## START Data provided

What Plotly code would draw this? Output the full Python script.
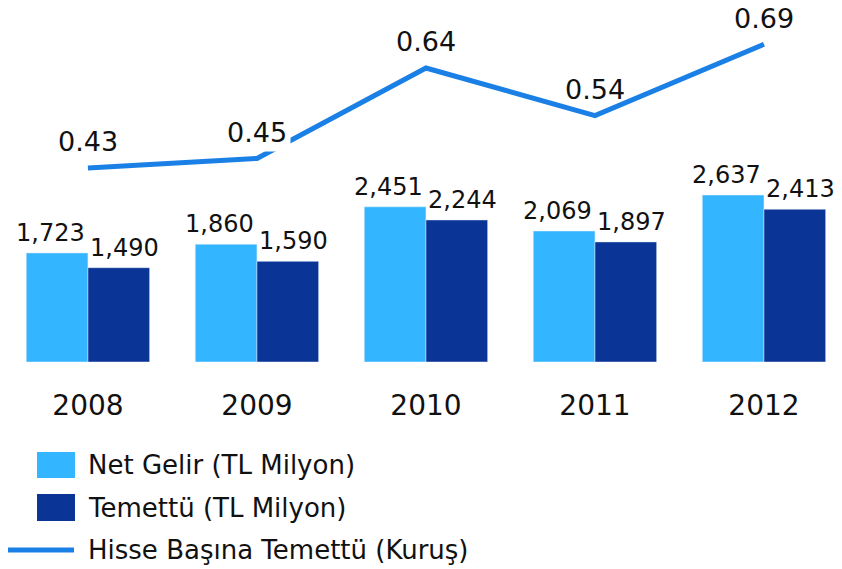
import plotly.graph_objects as go

years = ["2008", "2009", "2010", "2011", "2012"]
net_gelir = [1723, 1860, 2451, 2069, 2637]
temettu = [1490, 1590, 2244, 1897, 2413]
hisse = [0.43, 0.45, 0.64, 0.54, 0.69]

net_labels = ["1,723", "1,860", "2,451", "2,069", "2,637"]
tem_labels = ["1,490", "1,590", "2,244", "1,897", "2,413"]
hisse_labels = ["0.43", "0.45", "0.64", "0.54", "0.69"]

legend_names = ["Net Gelir (TL Milyon)", "Temettü (TL Milyon)", "Hisse Başına Temettü (Kuruş)"]

LIGHT = "#33b6ff"
DARK = "#0a3597"
LINE = "#1a80e6"
FONT = "DejaVu Sans"
W, H = 842, 569
OFF = 8  # page body margin
PLOT_BOTTOM = 362 - OFF

fig = go.Figure()
fig.add_trace(go.Bar(x=years, y=net_gelir, marker_color=LIGHT, name=legend_names[0]))
fig.add_trace(go.Bar(x=years, y=temettu, marker_color=DARK, name=legend_names[1]))
fig.add_trace(go.Scatter(x=years, y=hisse, mode="lines", yaxis="y2",
                         line=dict(color=LINE, width=5), name=legend_names[2]))

# bar value labels, nudged outward like the reference
for i, (v1, l1, v2, l2) in enumerate(zip(net_gelir, net_labels, temettu, tem_labels)):
    fig.add_annotation(x=i, y=v1, xref="x", yref="y", text=l1, showarrow=False,
                       xshift=-37, yanchor="bottom", yshift=4,
                       font=dict(size=24, color="#111", family=FONT))
    fig.add_annotation(x=i, y=v2, xref="x", yref="y", text=l2, showarrow=False,
                       xshift=37, yanchor="bottom", yshift=4,
                       font=dict(size=24, color="#111", family=FONT))

for i, (v, lab) in enumerate(zip(hisse, hisse_labels)):
    # the rising segment after 2009 passes behind its label
    has_bg = (i == 1)
    fig.add_annotation(x=i, y=v, xref="x", yref="y2", text=lab, showarrow=False,
                       yshift=26, font=dict(size=27, color="#111", family=FONT),
                       bgcolor="white" if has_bg else "rgba(0,0,0,0)",
                       borderpad=3 if has_bg else 0)

# custom legend
def py(p):
    return (PLOT_BOTTOM - (p - OFF)) / PLOT_BOTTOM

def px(p):
    return max(p - OFF, 0) / W

fig.add_shape(type="rect", xref="paper", yref="paper", x0=px(37), x1=px(75),
              y0=py(478), y1=py(452), fillcolor=LIGHT, line_width=0)
fig.add_shape(type="rect", xref="paper", yref="paper", x0=px(37), x1=px(75),
              y0=py(521), y1=py(494), fillcolor=DARK, line_width=0)
fig.add_shape(type="line", xref="paper", yref="paper", x0=px(5), x1=px(74),
              y0=py(550), y1=py(550), line=dict(color=LINE, width=5))
for name, cy in zip(legend_names, [465, 508, 550]):
    fig.add_annotation(xref="paper", yref="paper", x=px(86), y=py(cy), text=name,
                       showarrow=False, xanchor="left", yanchor="middle",
                       font=dict(size=26, color="#111", family=FONT))

fig.update_layout(
    width=W, height=H,
    margin=dict(l=0, r=0, t=0, b=H - PLOT_BOTTOM),
    plot_bgcolor="white", paper_bgcolor="white",
    showlegend=False,
    barmode="group", bargap=0.27, bargroupgap=0,
    font=dict(family=FONT, color="#111"),
    xaxis=dict(type="category", range=[-0.473, 4.509], showgrid=False, zeroline=False,
               showline=False, ticks="outside", ticklen=0, ticklabelstandoff=18,
               tickfont=dict(size=28, color="#111", family=FONT)),
    yaxis=dict(range=[0, 5592], visible=False, showgrid=False),
    yaxis2=dict(range=[0.0224, 0.766], overlaying="y", visible=False, showgrid=False),
)

fig.write_html("out.html")
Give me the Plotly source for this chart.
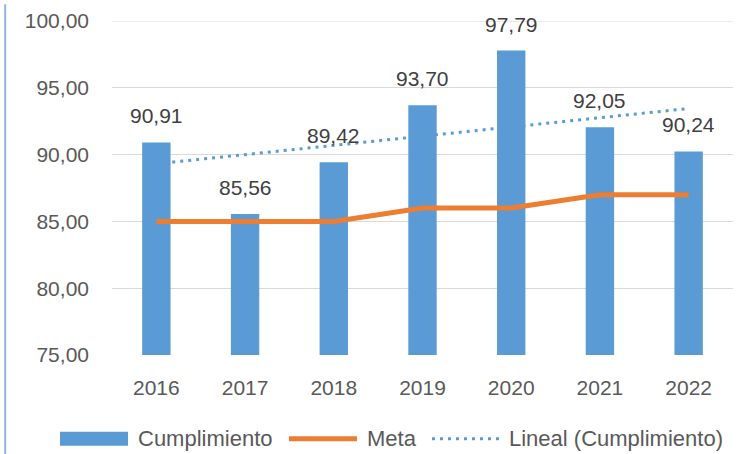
import plotly.graph_objects as go

years = ["2016", "2017", "2018", "2019", "2020", "2021", "2022"]
cumplimiento = [90.91, 85.56, 89.42, 93.70, 97.79, 92.05, 90.24]
meta = [85, 85, 85, 86, 86, 87, 87]
# linear trend of Cumplimiento
lineal = [89.31, 90.00, 90.69, 91.38, 92.07, 92.76, 93.45]

BLUE = "#5B9BD5"
ORANGE = "#ED7D31"
TXT = "#595959"
FONT = "Liberation Sans"
FS = 21

fig = go.Figure()

fig.add_trace(go.Scatter(x=years, y=lineal, mode="lines", name="Lineal (Cumplimiento)",
                         line=dict(color=BLUE, width=3, dash="3px,5px"), zorder=0))
fig.add_trace(go.Bar(x=years, y=cumplimiento, name="Cumplimiento",
                     marker=dict(color=BLUE, line=dict(width=0)), zorder=1))
fig.add_trace(go.Scatter(x=years, y=meta, mode="lines", name="Meta",
                         line=dict(color=ORANGE, width=5), zorder=2))

# value labels above the bars (x as category index)
for i, v in enumerate(cumplimiento):
    fig.add_annotation(x=i, y=v, text=f"{v:.2f}".replace(".", ","), showarrow=False,
                       yanchor="bottom", yshift=13, font=dict(size=FS, color="#404040", family=FONT))

fig.update_layout(
    width=742, height=454,
    margin=dict(l=112, r=9, t=16, b=99),
    paper_bgcolor="white", plot_bgcolor="white",
    separators=", ",
    bargap=0.68,
    showlegend=False,
    font=dict(family=FONT, size=FS, color=TXT),
)
fig.update_yaxes(range=[75, 100], dtick=5, tickformat=".2f", showgrid=True,
                 gridcolor="#D9D9D9", gridwidth=1, zeroline=False, showline=False,
                 ticks="", ticklabelstandoff=22, tickfont=dict(size=FS, color=TXT))
fig.update_xaxes(type="category", range=[-0.5, 6.5], showgrid=False, showline=True,
                 linecolor="#D9D9D9", linewidth=1,
                 ticks="", ticklabelstandoff=14, tickfont=dict(size=FS, color=TXT))

# top gridline at 100
fig.add_shape(type="line", xref="paper", yref="y", x0=0, x1=1, y0=100, y1=100,
              line=dict(color="#D9D9D9", width=1), layer="below")

# left border line of the picture
fig.add_shape(type="line", xref="paper", yref="paper", x0=-0.172, x1=-0.172, y0=-0.3, y1=1.05,
              line=dict(color="#8DB4E2", width=2))

# custom legend along the bottom
ly = -0.251
def px(x):
    return (x - 112) / 621

fig.add_shape(type="rect", xref="paper", yref="paper", x0=px(60), x1=px(128),
              y0=ly - 0.021, y1=ly + 0.021, fillcolor=BLUE, line=dict(width=0))
fig.add_shape(type="line", xref="paper", yref="paper", x0=px(289), x1=px(357), y0=ly, y1=ly,
              line=dict(color=ORANGE, width=5))
fig.add_shape(type="line", xref="paper", yref="paper", x0=px(432), x1=px(500), y0=ly, y1=ly,
              line=dict(color=BLUE, width=3, dash="3px,5px"))
for x0, label in [(136, "Cumplimiento"), (365, "Meta"), (507, "Lineal (Cumplimiento)")]:
    fig.add_annotation(xref="paper", yref="paper", x=px(x0), y=ly, xanchor="left", yanchor="middle",
                       text=label, showarrow=False, font=dict(size=22, color=TXT, family=FONT))

fig.write_html("out.html", config={"displayModeBar": False},
               post_script="document.body.style.margin='0';")
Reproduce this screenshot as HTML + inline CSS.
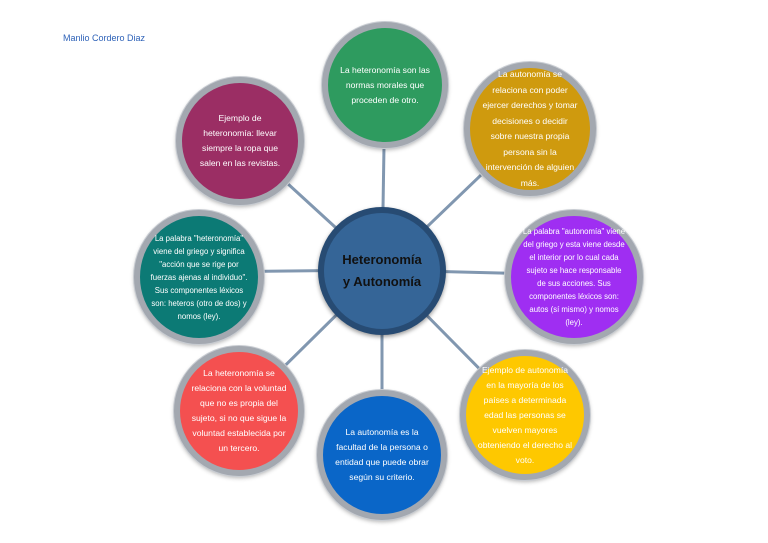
<!DOCTYPE html>
<html><head><meta charset="utf-8"><style>
body{margin:0;width:768px;height:543px;background:#fff;position:relative;overflow:hidden;font-family:"Liberation Sans",sans-serif}
.c{position:absolute;border-radius:50%;box-sizing:border-box;border:6px solid #a3a8b0;box-shadow:0 0 0 1px #c8ccd2,0 2px 4px rgba(0,0,0,.3);display:flex;align-items:center;justify-content:center;text-align:center;color:#fff;font-size:8.6px;line-height:15px}
.c span{display:block}
</style></head><body>
<div style="position:absolute;left:63px;top:33px;font-size:9px;color:#2e62b8">Manlio Cordero Diaz</div>
<svg width="768" height="543" style="position:absolute;left:0;top:0">
<g stroke="#8197b0" stroke-width="3">
<line x1="382" y1="270" x2="385" y2="85"/>
<line x1="382" y1="270" x2="240" y2="140"/>
<line x1="382" y1="270" x2="530" y2="128"/>
<line x1="382" y1="270" x2="574" y2="275"/>
<line x1="382" y1="270" x2="198" y2="272"/>
<line x1="382" y1="270" x2="525" y2="415"/>
<line x1="382" y1="270" x2="382" y2="455"/>
<line x1="382" y1="270" x2="238" y2="412"/>
</g></svg>
<div class="c" style="left:322px;top:22px;width:126px;height:126px;background:#2e9b5f"><span style="width:100px">La heteronomía son las normas morales que proceden de otro.</span></div>
<div class="c" style="left:176px;top:77px;width:128px;height:128px;background:#9b2e64"><span style="width:90px">Ejemplo de heteronomía: llevar siempre la ropa que salen en las revistas.</span></div>
<div class="c" style="left:464px;top:62px;width:132px;height:134px;background:#cf9a0e"><span style="width:96px;line-height:15.5px">La autonomía se relaciona con poder ejercer derechos y tomar decisiones o decidir sobre nuestra propia persona sin la intervención de alguien más.</span></div>
<div class="c" style="left:505px;top:210px;width:138px;height:134px;background:#9f2ef2"><span style="width:104px;font-size:7.8px;line-height:13px">La palabra "autonomía" viene del griego y esta viene desde el interior por lo cual cada sujeto se hace responsable de sus acciones. Sus componentes léxicos son: autos (sí mismo) y nomos (ley).</span></div>
<div class="c" style="left:134px;top:210px;width:130px;height:134px;background:#0c7a75"><span style="width:98px;font-size:7.8px;line-height:13px">La palabra "heteronomía" viene del griego y significa "acción que se rige por fuerzas ajenas al individuo". Sus componentes léxicos son: heteros (otro de dos) y nomos (ley).</span></div>
<div class="c" style="left:318px;top:207px;width:128px;height:128px;background:#356597;border-color:#274b73;box-shadow:0 2px 4px rgba(0,0,0,.4)"><span style="color:#111;font-weight:bold;font-size:13px;line-height:22px">Heteronomía<br>y Autonomía</span></div>
<div class="c" style="left:174px;top:346px;width:130px;height:130px;background:#f45050"><span style="width:96px">La heteronomía se relaciona con la voluntad que no es propia del sujeto, si no que sigue la voluntad establecida por un tercero.</span></div>
<div class="c" style="left:460px;top:350px;width:130px;height:130px;background:#fec800"><span style="width:96px">Ejemplo de autonomía en la mayoría de los países a determinada edad las personas se vuelven mayores obteniendo el derecho al voto.</span></div>
<div class="c" style="left:317px;top:390px;width:130px;height:130px;background:#0a66c8"><span style="width:100px">La autonomía es la facultad de la persona o entidad que puede obrar según su criterio.</span></div>
</body></html>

## END Data provided

■ Work to complete:
Repeat exactly the lines from the first line of the records above through the line containing "line=dict(color=LINE, width=5), name=legend_names[2]))", both included. Leave out the pictures.

■ Solution to this task:
What Plotly code would draw this? Output the full Python script.
import plotly.graph_objects as go

years = ["2008", "2009", "2010", "2011", "2012"]
net_gelir = [1723, 1860, 2451, 2069, 2637]
temettu = [1490, 1590, 2244, 1897, 2413]
hisse = [0.43, 0.45, 0.64, 0.54, 0.69]

net_labels = ["1,723", "1,860", "2,451", "2,069", "2,637"]
tem_labels = ["1,490", "1,590", "2,244", "1,897", "2,413"]
hisse_labels = ["0.43", "0.45", "0.64", "0.54", "0.69"]

legend_names = ["Net Gelir (TL Milyon)", "Temettü (TL Milyon)", "Hisse Başına Temettü (Kuruş)"]

LIGHT = "#33b6ff"
DARK = "#0a3597"
LINE = "#1a80e6"
FONT = "DejaVu Sans"
W, H = 842, 569
OFF = 8  # page body margin
PLOT_BOTTOM = 362 - OFF

fig = go.Figure()
fig.add_trace(go.Bar(x=years, y=net_gelir, marker_color=LIGHT, name=legend_names[0]))
fig.add_trace(go.Bar(x=years, y=temettu, marker_color=DARK, name=legend_names[1]))
fig.add_trace(go.Scatter(x=years, y=hisse, mode="lines", yaxis="y2",
                         line=dict(color=LINE, width=5), name=legend_names[2]))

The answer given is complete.